Don't include pictures. Quote the lines below from the first through the line that contains "boundary_b = 510".

━━━ Information shown

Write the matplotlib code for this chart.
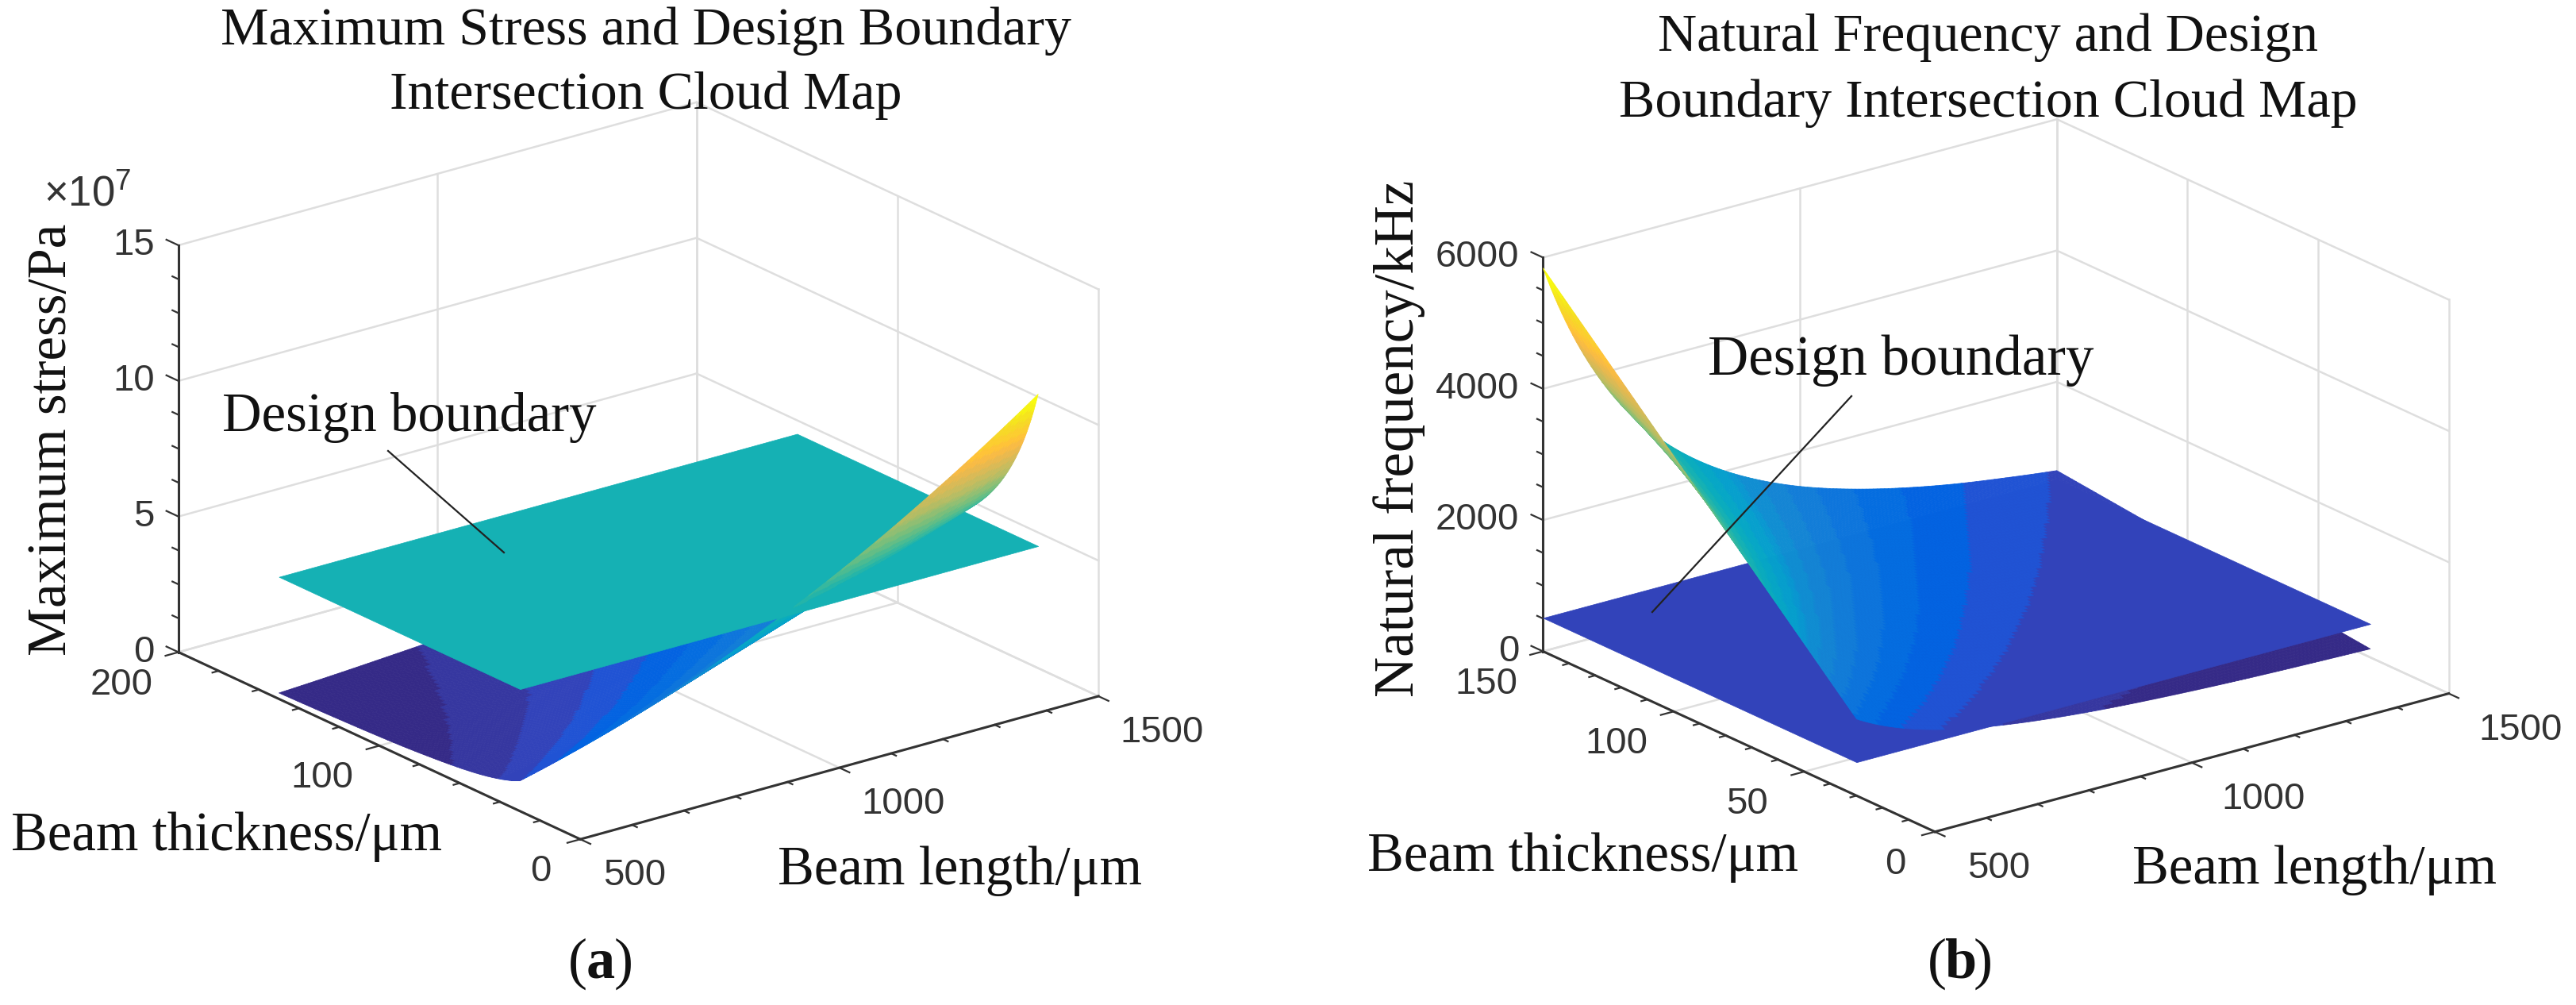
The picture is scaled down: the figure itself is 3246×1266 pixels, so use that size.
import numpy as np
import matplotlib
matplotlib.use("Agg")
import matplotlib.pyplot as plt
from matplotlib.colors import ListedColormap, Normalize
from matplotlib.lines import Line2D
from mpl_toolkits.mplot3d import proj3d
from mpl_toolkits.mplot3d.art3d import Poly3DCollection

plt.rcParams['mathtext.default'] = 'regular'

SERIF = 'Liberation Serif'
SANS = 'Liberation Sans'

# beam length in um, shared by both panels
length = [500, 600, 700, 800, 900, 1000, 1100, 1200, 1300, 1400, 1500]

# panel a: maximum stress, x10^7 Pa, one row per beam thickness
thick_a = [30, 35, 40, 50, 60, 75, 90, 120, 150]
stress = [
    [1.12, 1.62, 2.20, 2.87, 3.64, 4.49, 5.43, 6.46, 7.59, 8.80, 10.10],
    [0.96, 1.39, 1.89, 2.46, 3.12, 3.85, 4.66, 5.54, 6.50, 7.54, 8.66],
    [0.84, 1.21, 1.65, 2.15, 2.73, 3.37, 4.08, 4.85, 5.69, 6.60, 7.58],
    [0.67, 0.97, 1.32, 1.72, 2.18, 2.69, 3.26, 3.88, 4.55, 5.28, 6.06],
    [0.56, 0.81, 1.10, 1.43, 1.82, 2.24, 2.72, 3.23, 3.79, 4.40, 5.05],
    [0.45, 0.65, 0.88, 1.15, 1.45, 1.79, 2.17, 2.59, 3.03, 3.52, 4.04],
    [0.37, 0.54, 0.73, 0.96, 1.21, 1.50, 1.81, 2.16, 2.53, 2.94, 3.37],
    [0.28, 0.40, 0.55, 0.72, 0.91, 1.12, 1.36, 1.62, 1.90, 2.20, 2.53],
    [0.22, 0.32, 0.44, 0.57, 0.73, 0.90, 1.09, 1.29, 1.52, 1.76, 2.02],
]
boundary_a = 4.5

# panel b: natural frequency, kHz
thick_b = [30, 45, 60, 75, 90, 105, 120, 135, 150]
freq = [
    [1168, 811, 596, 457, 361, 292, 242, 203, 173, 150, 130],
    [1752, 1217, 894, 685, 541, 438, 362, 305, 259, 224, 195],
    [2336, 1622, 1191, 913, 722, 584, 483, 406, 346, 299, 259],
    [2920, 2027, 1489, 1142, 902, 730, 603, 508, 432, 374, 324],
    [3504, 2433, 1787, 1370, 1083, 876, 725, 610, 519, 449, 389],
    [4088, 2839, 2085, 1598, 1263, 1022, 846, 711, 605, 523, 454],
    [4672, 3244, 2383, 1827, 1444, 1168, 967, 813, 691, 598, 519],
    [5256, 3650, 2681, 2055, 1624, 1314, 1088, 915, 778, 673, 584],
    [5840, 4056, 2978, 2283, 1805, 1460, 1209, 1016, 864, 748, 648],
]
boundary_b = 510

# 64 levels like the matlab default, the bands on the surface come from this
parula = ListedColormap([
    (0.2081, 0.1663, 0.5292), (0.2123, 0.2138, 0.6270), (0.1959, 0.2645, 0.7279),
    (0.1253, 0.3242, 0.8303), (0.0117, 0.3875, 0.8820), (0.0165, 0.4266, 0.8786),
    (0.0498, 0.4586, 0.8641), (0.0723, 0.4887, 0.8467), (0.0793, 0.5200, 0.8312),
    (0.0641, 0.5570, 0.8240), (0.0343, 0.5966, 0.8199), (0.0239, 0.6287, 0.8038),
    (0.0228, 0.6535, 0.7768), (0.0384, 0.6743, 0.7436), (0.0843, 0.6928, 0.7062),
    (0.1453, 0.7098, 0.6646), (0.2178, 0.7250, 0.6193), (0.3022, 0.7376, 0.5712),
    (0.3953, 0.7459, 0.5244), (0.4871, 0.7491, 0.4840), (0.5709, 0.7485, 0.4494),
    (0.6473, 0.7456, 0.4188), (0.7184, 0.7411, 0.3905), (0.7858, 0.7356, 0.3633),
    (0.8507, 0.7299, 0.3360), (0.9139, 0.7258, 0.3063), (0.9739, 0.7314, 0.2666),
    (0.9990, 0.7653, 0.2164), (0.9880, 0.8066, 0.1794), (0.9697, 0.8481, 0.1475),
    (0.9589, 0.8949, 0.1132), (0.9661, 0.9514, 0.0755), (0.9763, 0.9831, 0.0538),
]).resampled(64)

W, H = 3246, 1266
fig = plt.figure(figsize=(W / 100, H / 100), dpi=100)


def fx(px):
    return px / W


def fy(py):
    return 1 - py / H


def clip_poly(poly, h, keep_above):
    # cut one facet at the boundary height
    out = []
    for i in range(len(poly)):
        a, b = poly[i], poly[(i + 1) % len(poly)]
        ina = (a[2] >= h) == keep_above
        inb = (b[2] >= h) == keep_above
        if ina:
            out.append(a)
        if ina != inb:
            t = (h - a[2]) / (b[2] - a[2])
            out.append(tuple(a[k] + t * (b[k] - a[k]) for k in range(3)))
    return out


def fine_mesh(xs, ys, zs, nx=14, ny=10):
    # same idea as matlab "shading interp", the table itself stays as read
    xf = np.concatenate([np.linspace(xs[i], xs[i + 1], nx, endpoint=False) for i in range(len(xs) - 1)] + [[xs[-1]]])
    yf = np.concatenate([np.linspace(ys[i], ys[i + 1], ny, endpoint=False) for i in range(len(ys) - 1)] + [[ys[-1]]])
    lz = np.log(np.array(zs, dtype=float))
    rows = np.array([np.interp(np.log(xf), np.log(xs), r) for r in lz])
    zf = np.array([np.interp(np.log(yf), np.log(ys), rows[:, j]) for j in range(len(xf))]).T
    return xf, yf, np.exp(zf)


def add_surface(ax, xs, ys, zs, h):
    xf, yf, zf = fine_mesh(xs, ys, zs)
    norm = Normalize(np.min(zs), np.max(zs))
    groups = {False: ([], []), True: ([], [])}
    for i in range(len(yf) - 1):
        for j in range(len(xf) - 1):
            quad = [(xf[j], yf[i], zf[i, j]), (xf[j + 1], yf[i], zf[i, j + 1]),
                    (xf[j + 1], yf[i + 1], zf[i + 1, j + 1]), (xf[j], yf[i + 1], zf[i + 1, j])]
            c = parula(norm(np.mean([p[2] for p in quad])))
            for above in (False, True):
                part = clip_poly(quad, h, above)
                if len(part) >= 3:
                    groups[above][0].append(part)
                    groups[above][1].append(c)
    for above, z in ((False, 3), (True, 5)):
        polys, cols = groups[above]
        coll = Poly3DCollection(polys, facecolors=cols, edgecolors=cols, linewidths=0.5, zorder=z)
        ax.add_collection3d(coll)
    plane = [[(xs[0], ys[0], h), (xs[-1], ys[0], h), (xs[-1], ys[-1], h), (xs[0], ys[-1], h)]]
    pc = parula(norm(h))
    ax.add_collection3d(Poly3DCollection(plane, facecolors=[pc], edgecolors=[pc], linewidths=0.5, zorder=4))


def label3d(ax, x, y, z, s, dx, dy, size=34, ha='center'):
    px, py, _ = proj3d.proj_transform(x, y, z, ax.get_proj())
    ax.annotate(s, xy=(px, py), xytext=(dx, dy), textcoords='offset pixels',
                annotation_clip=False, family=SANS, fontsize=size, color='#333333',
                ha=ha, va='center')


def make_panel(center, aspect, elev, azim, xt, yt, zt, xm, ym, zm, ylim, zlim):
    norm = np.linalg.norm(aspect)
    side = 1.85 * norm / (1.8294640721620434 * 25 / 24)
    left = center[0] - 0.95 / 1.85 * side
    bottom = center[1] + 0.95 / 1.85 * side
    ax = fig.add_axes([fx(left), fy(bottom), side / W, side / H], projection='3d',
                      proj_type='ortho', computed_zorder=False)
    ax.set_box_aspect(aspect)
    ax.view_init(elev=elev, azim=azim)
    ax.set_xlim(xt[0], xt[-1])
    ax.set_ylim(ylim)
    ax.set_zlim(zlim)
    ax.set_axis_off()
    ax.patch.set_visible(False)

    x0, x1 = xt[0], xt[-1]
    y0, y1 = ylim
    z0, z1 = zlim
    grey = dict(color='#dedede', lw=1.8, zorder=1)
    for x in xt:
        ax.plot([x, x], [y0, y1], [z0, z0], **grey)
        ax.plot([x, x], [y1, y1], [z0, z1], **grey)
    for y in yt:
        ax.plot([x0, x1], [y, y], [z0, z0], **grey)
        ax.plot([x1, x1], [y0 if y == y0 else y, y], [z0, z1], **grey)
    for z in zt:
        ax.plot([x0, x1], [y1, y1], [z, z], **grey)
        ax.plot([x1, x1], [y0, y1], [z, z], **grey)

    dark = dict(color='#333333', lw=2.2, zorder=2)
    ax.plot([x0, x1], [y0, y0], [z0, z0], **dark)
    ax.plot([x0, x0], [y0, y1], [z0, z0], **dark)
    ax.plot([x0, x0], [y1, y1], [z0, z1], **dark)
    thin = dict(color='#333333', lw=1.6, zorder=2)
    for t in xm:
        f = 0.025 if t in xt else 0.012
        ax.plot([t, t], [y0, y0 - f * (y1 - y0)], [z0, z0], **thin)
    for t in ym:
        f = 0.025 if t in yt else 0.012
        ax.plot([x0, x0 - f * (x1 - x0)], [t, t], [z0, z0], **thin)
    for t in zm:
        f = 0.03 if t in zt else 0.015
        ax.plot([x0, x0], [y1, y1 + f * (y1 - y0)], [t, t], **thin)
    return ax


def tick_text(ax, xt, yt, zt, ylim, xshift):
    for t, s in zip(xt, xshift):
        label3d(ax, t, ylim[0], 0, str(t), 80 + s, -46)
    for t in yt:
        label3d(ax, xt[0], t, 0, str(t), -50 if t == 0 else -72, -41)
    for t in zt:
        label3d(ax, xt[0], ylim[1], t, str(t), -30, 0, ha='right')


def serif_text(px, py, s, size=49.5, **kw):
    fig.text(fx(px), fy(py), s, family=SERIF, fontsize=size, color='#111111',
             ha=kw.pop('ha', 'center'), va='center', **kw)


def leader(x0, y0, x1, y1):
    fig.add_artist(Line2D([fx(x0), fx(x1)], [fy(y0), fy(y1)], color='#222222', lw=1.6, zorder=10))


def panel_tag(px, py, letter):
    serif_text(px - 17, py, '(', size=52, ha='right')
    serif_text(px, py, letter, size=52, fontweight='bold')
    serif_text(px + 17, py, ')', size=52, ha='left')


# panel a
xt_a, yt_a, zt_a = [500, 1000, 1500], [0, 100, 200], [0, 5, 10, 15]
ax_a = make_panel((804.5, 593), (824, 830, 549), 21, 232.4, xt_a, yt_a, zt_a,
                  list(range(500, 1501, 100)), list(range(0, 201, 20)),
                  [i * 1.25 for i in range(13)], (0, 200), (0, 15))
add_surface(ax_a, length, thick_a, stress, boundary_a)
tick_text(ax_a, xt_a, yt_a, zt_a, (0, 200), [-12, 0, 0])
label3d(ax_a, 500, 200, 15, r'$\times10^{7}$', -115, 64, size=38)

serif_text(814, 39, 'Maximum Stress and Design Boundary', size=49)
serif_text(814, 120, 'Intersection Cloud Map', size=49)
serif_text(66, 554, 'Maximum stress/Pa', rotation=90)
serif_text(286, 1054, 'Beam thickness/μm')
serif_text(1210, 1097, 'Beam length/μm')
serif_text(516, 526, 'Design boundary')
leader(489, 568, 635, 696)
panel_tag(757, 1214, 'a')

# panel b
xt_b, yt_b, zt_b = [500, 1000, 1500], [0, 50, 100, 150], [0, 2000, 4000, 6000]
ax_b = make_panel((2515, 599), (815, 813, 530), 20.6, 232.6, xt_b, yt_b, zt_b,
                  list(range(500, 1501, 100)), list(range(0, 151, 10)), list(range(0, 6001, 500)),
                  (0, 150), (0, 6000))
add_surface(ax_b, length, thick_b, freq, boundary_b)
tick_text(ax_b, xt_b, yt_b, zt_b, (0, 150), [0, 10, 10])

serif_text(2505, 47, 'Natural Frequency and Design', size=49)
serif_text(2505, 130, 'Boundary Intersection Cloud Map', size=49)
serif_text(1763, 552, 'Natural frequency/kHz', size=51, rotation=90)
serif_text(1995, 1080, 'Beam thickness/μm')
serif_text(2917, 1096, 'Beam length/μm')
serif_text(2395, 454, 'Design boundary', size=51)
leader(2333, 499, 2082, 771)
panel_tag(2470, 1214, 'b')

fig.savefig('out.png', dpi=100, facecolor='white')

━━━━━━

■ **Reply to the task**:
Write the matplotlib code for this chart.
The picture is scaled down: the figure itself is 3246×1266 pixels, so use that size.
import numpy as np
import matplotlib
matplotlib.use("Agg")
import matplotlib.pyplot as plt
from matplotlib.colors import ListedColormap, Normalize
from matplotlib.lines import Line2D
from mpl_toolkits.mplot3d import proj3d
from mpl_toolkits.mplot3d.art3d import Poly3DCollection

plt.rcParams['mathtext.default'] = 'regular'

SERIF = 'Liberation Serif'
SANS = 'Liberation Sans'

# beam length in um, shared by both panels
length = [500, 600, 700, 800, 900, 1000, 1100, 1200, 1300, 1400, 1500]

# panel a: maximum stress, x10^7 Pa, one row per beam thickness
thick_a = [30, 35, 40, 50, 60, 75, 90, 120, 150]
stress = [
    [1.12, 1.62, 2.20, 2.87, 3.64, 4.49, 5.43, 6.46, 7.59, 8.80, 10.10],
    [0.96, 1.39, 1.89, 2.46, 3.12, 3.85, 4.66, 5.54, 6.50, 7.54, 8.66],
    [0.84, 1.21, 1.65, 2.15, 2.73, 3.37, 4.08, 4.85, 5.69, 6.60, 7.58],
    [0.67, 0.97, 1.32, 1.72, 2.18, 2.69, 3.26, 3.88, 4.55, 5.28, 6.06],
    [0.56, 0.81, 1.10, 1.43, 1.82, 2.24, 2.72, 3.23, 3.79, 4.40, 5.05],
    [0.45, 0.65, 0.88, 1.15, 1.45, 1.79, 2.17, 2.59, 3.03, 3.52, 4.04],
    [0.37, 0.54, 0.73, 0.96, 1.21, 1.50, 1.81, 2.16, 2.53, 2.94, 3.37],
    [0.28, 0.40, 0.55, 0.72, 0.91, 1.12, 1.36, 1.62, 1.90, 2.20, 2.53],
    [0.22, 0.32, 0.44, 0.57, 0.73, 0.90, 1.09, 1.29, 1.52, 1.76, 2.02],
]
boundary_a = 4.5

# panel b: natural frequency, kHz
thick_b = [30, 45, 60, 75, 90, 105, 120, 135, 150]
freq = [
    [1168, 811, 596, 457, 361, 292, 242, 203, 173, 150, 130],
    [1752, 1217, 894, 685, 541, 438, 362, 305, 259, 224, 195],
    [2336, 1622, 1191, 913, 722, 584, 483, 406, 346, 299, 259],
    [2920, 2027, 1489, 1142, 902, 730, 603, 508, 432, 374, 324],
    [3504, 2433, 1787, 1370, 1083, 876, 725, 610, 519, 449, 389],
    [4088, 2839, 2085, 1598, 1263, 1022, 846, 711, 605, 523, 454],
    [4672, 3244, 2383, 1827, 1444, 1168, 967, 813, 691, 598, 519],
    [5256, 3650, 2681, 2055, 1624, 1314, 1088, 915, 778, 673, 584],
    [5840, 4056, 2978, 2283, 1805, 1460, 1209, 1016, 864, 748, 648],
]
boundary_b = 510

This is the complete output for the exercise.